We’ve all been tempted to give a finger gesture or two when spending time in the Disney Parks.
All around guests are using hand gestures and makeshift sign language to communicate. Visitors point to their next destination while children are desperately trying to get their parents to look at everything all at once, thrusting their finger in the direction of anything colorful and shiny. Mothers give their children the single finger-over-lips sign for ‘shhh’ and if that doesn’t work, stand by for the threatening point towards that bush in the corner where the kid will be forced miss out and wait for the rest of the family if they don’t wait nicely. Ahh, the sweet signals of Disney Vacation dysfunction.
You’ve got the overexcitable thumbs up; often found attached to a grinning Dad or perhaps a moody teen teamed up with an expression that oozes a magical blend of sarcasm and teenage angst. Then there is the two finger peace symbol, a favorite amongst our Japanese friends, also found in the Instagramable selfies of girls aged 10 – 16.
If you look hard enough, you might find a few squabbling siblings exchanging the silent “L” gesture behind the backs of parents; occasionally it is of grave importance to indicate to your sibling that they are a Loser in no uncertain terms. Should you choose to inspect the lines of quick service ordering stations, you might be able to locate the sign language from one parent in the line to another holding down a vacant table with the children. The parent in line will have two hands up in the air to ask ‘have you made up your mind yet; I am almost at the front.‘ The other parent at the table might wave their hand as if to say, ‘you decide Hunny, I don’t mind.’ The parent in line might then reply with an okay hand gesture to represent ‘you are so annoying, we both know whatever I decide on will be wrong, why can’t you just say what you want.’
Should you take a moment to review the ride photos at a display booth, you are sure to catch at least one showing of perfectly timed rock ‘n’ roll horns, a shaka, or even a reoccurrence of that excitable thumbs up. Hand gestures are all around us. Last but not least, we’ve all been tempted at one point or another to share a less than kind finger gesture in the theme parks, even if it is directed at our other half in that food service line mentioned above. Most of us resist the urge, but occasionally there is cause to flip that peace sign back to front and share with someone a good old fashioned symbol of ‘get nicked.’

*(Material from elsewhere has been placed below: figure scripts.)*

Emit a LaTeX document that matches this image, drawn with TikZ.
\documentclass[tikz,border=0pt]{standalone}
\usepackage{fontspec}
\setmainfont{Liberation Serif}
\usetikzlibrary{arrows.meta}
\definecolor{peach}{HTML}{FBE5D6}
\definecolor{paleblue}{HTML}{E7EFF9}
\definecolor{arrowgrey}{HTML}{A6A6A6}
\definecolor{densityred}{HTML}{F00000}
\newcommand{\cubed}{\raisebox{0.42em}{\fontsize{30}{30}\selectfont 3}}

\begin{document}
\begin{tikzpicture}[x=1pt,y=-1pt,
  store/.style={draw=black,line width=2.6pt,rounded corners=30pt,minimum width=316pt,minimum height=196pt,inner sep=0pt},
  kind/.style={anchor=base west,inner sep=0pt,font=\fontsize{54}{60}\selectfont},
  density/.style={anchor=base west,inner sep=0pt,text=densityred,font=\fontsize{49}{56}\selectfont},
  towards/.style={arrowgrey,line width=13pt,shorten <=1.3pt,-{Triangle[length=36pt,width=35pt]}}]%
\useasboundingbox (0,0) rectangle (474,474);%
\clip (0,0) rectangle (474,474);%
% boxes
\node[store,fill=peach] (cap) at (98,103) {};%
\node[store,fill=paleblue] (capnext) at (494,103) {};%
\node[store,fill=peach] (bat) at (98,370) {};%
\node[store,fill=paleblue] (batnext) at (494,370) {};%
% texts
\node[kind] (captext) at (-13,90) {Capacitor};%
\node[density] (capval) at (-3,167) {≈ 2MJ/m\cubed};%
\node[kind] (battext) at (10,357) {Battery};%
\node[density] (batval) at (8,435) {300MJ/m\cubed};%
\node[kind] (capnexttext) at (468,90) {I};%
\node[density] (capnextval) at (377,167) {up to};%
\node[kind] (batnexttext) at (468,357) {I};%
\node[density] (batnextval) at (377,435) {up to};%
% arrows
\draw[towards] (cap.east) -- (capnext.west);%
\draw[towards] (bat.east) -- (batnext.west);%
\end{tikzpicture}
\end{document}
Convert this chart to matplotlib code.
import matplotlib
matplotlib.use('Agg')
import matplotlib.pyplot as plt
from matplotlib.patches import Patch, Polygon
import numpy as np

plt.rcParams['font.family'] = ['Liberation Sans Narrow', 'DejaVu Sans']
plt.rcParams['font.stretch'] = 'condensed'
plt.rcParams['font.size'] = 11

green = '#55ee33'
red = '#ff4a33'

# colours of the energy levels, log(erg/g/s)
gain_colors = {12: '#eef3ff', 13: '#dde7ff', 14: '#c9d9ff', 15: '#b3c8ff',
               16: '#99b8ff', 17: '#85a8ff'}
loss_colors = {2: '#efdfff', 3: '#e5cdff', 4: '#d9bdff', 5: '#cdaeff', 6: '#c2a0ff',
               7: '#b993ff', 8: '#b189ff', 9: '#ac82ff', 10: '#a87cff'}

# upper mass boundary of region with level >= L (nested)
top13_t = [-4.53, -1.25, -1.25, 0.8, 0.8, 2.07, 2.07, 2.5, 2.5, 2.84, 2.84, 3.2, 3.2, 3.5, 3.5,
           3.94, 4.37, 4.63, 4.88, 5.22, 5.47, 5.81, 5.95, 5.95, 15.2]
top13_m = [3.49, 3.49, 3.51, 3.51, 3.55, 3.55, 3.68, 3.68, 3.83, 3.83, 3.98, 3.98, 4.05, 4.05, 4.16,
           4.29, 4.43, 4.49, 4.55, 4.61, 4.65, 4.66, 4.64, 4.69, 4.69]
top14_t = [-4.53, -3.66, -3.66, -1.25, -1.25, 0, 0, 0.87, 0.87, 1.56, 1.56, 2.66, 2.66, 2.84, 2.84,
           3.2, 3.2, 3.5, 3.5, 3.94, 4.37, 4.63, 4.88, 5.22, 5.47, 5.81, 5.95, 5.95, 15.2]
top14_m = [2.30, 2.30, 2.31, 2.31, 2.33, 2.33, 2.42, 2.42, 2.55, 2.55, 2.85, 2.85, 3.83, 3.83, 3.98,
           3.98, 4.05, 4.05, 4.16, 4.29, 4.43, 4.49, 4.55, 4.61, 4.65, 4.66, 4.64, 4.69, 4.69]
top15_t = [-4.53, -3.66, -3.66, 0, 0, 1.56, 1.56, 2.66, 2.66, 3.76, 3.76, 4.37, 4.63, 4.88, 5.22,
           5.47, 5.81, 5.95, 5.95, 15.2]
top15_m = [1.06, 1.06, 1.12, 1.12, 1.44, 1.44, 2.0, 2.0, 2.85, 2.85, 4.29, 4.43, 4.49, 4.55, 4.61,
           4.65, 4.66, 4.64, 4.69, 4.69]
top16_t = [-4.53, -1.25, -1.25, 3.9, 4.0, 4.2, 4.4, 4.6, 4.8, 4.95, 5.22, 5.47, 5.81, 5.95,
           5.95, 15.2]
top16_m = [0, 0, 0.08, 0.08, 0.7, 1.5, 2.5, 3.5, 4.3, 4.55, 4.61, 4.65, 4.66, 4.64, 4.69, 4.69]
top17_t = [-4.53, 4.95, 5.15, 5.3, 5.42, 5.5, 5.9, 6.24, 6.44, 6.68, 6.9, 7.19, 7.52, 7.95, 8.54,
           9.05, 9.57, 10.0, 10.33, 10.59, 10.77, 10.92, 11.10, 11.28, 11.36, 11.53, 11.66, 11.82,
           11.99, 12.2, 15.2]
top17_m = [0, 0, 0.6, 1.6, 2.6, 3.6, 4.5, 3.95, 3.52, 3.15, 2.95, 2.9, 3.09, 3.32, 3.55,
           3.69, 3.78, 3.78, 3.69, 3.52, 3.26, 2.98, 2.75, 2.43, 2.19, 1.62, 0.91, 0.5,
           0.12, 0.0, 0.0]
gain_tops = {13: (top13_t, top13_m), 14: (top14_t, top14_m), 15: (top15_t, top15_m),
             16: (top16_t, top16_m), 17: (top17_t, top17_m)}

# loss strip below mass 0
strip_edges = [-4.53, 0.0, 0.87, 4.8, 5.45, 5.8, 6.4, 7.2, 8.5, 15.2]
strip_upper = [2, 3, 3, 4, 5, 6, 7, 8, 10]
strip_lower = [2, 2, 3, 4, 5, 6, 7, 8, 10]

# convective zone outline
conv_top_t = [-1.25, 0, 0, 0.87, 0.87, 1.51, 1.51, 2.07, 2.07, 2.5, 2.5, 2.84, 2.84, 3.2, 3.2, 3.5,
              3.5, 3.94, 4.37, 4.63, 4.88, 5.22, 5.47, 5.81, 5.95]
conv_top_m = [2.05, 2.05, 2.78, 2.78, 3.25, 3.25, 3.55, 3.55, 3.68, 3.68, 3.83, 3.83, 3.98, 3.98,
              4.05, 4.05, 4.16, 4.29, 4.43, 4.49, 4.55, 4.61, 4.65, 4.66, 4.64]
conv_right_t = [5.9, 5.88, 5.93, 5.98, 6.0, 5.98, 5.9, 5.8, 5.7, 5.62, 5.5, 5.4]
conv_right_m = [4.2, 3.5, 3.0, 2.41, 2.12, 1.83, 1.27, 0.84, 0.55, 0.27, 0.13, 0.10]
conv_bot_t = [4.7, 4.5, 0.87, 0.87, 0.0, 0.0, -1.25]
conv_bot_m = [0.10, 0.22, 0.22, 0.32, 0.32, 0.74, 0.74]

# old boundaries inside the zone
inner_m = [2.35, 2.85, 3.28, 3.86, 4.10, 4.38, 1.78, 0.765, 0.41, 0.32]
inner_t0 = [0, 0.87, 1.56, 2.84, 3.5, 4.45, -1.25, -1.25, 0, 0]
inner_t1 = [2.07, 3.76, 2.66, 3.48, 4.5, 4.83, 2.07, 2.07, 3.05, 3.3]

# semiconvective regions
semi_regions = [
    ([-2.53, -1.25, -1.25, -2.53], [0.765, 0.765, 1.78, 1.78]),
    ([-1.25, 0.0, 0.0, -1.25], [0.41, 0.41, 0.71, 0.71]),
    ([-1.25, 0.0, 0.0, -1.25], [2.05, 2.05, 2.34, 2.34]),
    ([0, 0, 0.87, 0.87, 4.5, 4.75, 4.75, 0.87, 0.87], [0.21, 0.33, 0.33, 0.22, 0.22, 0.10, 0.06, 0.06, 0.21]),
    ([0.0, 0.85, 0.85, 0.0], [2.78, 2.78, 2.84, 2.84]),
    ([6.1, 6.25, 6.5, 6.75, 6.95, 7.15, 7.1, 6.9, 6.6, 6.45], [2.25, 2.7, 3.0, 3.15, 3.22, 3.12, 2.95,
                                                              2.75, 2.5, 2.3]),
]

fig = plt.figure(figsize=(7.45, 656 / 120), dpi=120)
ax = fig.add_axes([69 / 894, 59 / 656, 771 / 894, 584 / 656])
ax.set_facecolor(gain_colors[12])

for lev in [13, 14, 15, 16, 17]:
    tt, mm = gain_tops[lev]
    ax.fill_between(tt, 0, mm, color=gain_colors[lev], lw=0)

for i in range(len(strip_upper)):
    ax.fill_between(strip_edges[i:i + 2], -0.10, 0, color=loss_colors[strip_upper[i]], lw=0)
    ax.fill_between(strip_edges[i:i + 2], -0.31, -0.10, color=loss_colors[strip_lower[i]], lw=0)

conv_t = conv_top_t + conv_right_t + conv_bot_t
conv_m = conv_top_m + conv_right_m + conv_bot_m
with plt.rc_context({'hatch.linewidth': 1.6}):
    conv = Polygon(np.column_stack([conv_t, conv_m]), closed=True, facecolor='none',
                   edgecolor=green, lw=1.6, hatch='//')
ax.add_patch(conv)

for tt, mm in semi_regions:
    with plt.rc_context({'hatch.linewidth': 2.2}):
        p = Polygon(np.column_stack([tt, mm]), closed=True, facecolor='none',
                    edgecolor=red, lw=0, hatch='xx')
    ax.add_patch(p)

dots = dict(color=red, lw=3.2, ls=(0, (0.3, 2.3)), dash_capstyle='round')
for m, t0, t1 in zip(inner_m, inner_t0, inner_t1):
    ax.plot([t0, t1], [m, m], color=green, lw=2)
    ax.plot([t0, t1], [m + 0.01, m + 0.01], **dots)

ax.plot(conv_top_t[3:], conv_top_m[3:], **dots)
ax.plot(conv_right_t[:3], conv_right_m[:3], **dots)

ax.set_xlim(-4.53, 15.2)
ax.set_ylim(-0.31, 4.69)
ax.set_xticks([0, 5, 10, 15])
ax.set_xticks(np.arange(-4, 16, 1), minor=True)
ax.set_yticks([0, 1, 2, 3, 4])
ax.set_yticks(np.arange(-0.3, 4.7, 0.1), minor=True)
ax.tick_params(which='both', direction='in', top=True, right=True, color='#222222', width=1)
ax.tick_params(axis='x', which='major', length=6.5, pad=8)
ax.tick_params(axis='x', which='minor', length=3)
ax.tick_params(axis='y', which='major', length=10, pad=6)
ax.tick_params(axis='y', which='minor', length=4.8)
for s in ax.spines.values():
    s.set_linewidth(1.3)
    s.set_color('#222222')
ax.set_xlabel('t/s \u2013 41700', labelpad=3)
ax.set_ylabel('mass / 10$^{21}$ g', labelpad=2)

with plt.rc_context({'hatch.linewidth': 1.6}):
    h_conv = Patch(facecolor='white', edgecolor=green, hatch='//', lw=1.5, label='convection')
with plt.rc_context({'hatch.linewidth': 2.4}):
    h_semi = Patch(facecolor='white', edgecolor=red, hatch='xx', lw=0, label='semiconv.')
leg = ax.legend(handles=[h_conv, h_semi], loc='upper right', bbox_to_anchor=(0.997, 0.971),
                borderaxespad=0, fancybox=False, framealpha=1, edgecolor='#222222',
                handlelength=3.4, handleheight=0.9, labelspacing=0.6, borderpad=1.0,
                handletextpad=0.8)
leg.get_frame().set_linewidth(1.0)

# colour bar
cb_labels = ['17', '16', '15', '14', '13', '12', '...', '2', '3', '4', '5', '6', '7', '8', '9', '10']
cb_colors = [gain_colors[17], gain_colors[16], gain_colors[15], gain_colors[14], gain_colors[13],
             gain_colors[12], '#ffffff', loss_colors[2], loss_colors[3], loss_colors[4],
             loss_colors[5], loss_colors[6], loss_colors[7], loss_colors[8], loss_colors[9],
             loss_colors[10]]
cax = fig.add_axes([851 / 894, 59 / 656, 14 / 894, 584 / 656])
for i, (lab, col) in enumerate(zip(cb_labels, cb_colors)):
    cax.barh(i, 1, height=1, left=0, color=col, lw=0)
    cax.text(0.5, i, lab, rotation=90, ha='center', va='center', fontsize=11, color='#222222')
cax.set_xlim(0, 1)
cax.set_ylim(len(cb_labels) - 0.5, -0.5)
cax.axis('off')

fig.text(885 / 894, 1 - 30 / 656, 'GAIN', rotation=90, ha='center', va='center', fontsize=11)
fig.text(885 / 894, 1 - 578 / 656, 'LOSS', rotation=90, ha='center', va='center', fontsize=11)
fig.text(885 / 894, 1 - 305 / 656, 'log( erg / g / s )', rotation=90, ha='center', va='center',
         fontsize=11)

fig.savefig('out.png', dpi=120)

But none of these are the most famous of gestures that you will find in Disney Parks. That title belongs to the classic Disney Point. Have you ever seen a Cast Member point in any direction using just one finger? You may think you have, but the answer is actually no. There are conflicting reports on the background to this; some say that the two finger point originated in Walt’s own hand gestures often seen showing people around his park with a cigarette in hand pointing to various features along the way. This theory was further supported by Tom Hanks when appearing on the Ellen show to promote the film Saving Mr. Banks where he opened up about the airbrushing of old photographs as support for the deadly habit dwindled to allow the brand to disassociate from the act of smoking. In many of the photos what remains is the two finger point which also made it into the film.
Others say that this gesture has remained part of Disney Cast training over the years as a kinder way to direct guests as many cultures feel that pointing with a single index finger gesture is discourteous. Further to this, the trend seems to be taken a step further with the thumb tucked in at all times creating that perfect Disney Point.
Whatever finger gestures you use at Disney, resist the urge to flip the bird and instead load up the double-finger Disney Point just like Walt would have done, sans cigarette, of course.